AMD Shanghai Opterons tested: efficient, but lag behind in power

AMD's new Opteron 'Shanghai' workstation processors are already being picked up by manufacturers, and there are plenty of boasts littering the spec sheets.  The Tech Report has had several Shanghai systems on their test bench, together with a few Intel Xeon rivals, to put the claims to the test; turns out, the 45nm chips are a significant improvement on the older, 65nm Opterons, but still lag behind Intel's processors in real-world performance.

With the right memory and general setup, the Shanghai chips are impressive, particularly in power-efficiency when running FB-DIMMS.  Power consumption is lower both under load and at standby. 

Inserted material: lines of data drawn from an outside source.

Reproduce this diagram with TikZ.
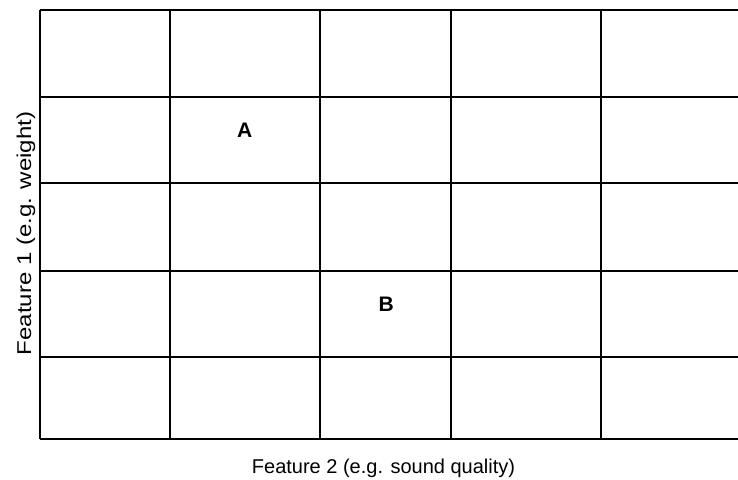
\documentclass[tikz,border=0pt]{standalone}
\usepackage{fontspec}
\setmainfont{Liberation Sans}
\usetikzlibrary{arrows}

\tikzset{
	gridline/.style={line width=1.8pt, color=black},
	cellmark/.style={font=\fontsize{21}{26}\selectfont\bfseries, inner sep=0pt},
	axislabel/.style={font=\fontsize{20}{24}\selectfont, inner sep=0pt}
}

\begin{document}
\begin{tikzpicture}[x=1pt,y=-1pt]
			\useasboundingbox (0,0) rectangle (738,479);
			% rows
			\foreach \y in {10,97,183,271,357,439}
				\draw[gridline](40,\y) -- (738,\y);
			% columns
			\foreach \x in {40,170,320,451,601}
				\draw[gridline](\x,10) -- (\x,439);
			\node[cellmark, anchor=base] (a) at (244.8,137.7) {A};
			\node[cellmark, anchor=base] (b) at (386.3,311) {B};
			\node[axislabel, anchor=base] (f2) at (383.5,473) {Feature 2 (e.g. sound quality)};
			\node[axislabel, anchor=base, rotate=90] (f1) at (31,233.5) {\scalebox{1.2}[1]{Feature 1 (e.g. weight)}};
		\end{tikzpicture}
\end{document}
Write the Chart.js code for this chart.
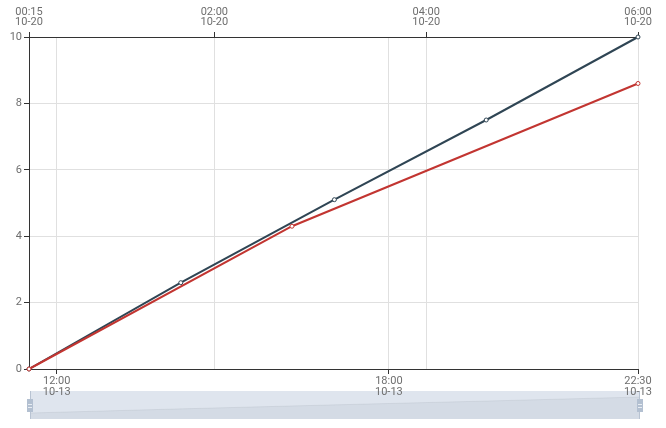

"The Opteron does best when it's able to take advantage of its superior system architecture and native quad-core design, and it suffers most by comparison in applications that are more purely compute-bound, where the Xeons generally have both the IPC and clock frequency edge" The Tech Report

However in tests intended to model real-world workstation and HPC tasks, the 2.7GHz Shanghai Opteron fell behind a 2.66GHz Xeon L5430.  AMD's best hope, it seems, is to concentrate on getting the HyperTransport 3-enabled versions of Shanghai out as soon as possible next year, before Intel's 2P Xeon processors emerge to corral the market.